Hacker News new | ask | show | jobs
by dnautics 2774 days ago
The reason why science sucks goes beyond pay. It's the repeated failure, long-ass hours (I once worked for 150 days straight, pulling >100 hour weeks), only to find out that in the end playing politics was more important than doing a good job at the work.
1 comments

A life tip: Always 50/50. Talent is great, politics helps you direct it to where it will maximize impact. If nobody thinks what your working on is important you may be an unrecognized genius, but its also perfectly possible you are on the wrong track.

If you can't convince anyone what your doing is important it should make you stop and reconsider your efforts.

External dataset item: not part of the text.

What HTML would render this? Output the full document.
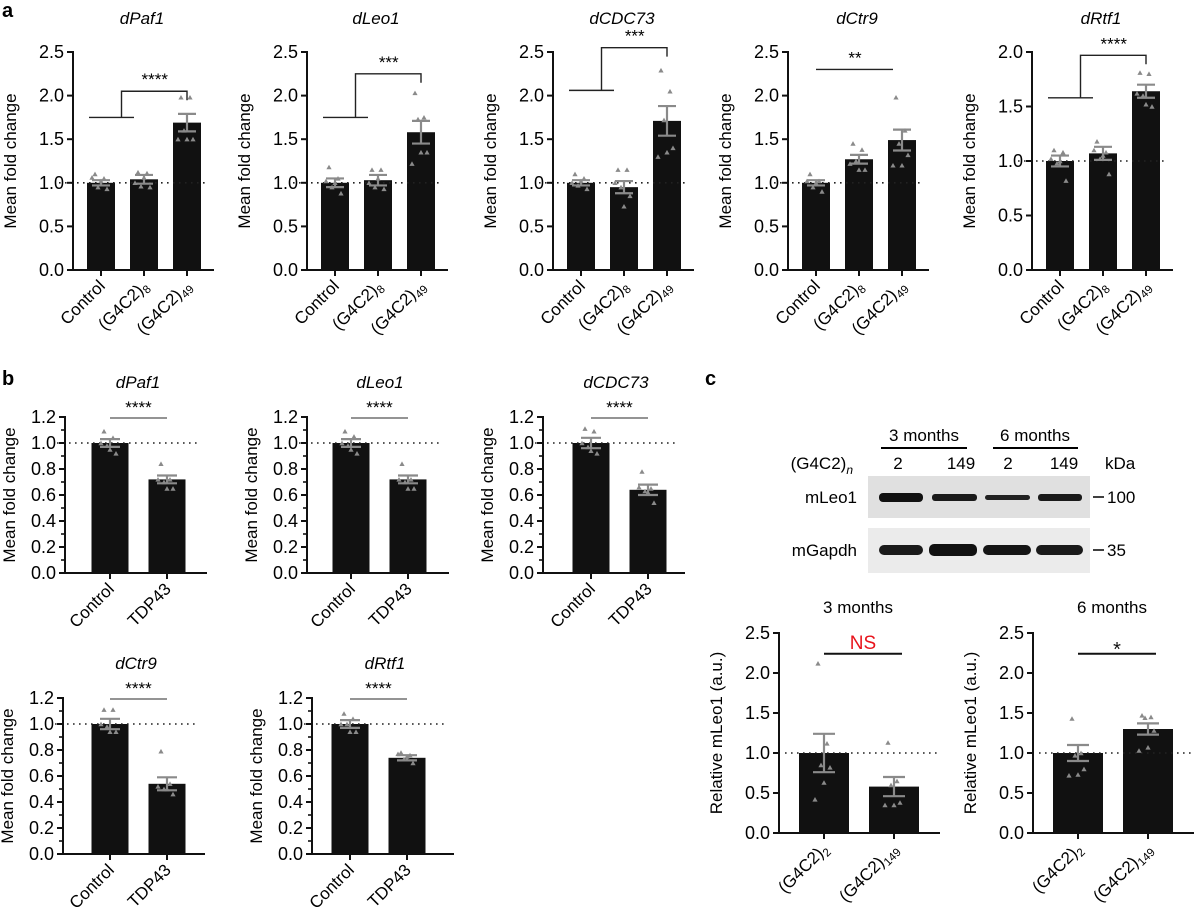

I'm in a position where I succeed by not playing politics. Since i'm not playing politics (which others in the company are doing), i am spending my time doing development work. I am now building a team, and my only concern is to deliver results on time. My CEO thinks I'm competent and has expressed interest in helping fund me a startup, when the time comes. I'm not going to say that I didn't strategize the a politics "meta game" (picking a place to work where I would be visible, choosing to work on projects where I can have an impact) but the amount of time or effort I am spending on it is vanishingly small.

In any case my point about science is that playing politics is MORE important than delivering quality results. In my lab as a grad student, there was a grad student who delivered extremely sketchy data and then won the grad student of the year award and now he's a tenured professor at a top 50 US research institute.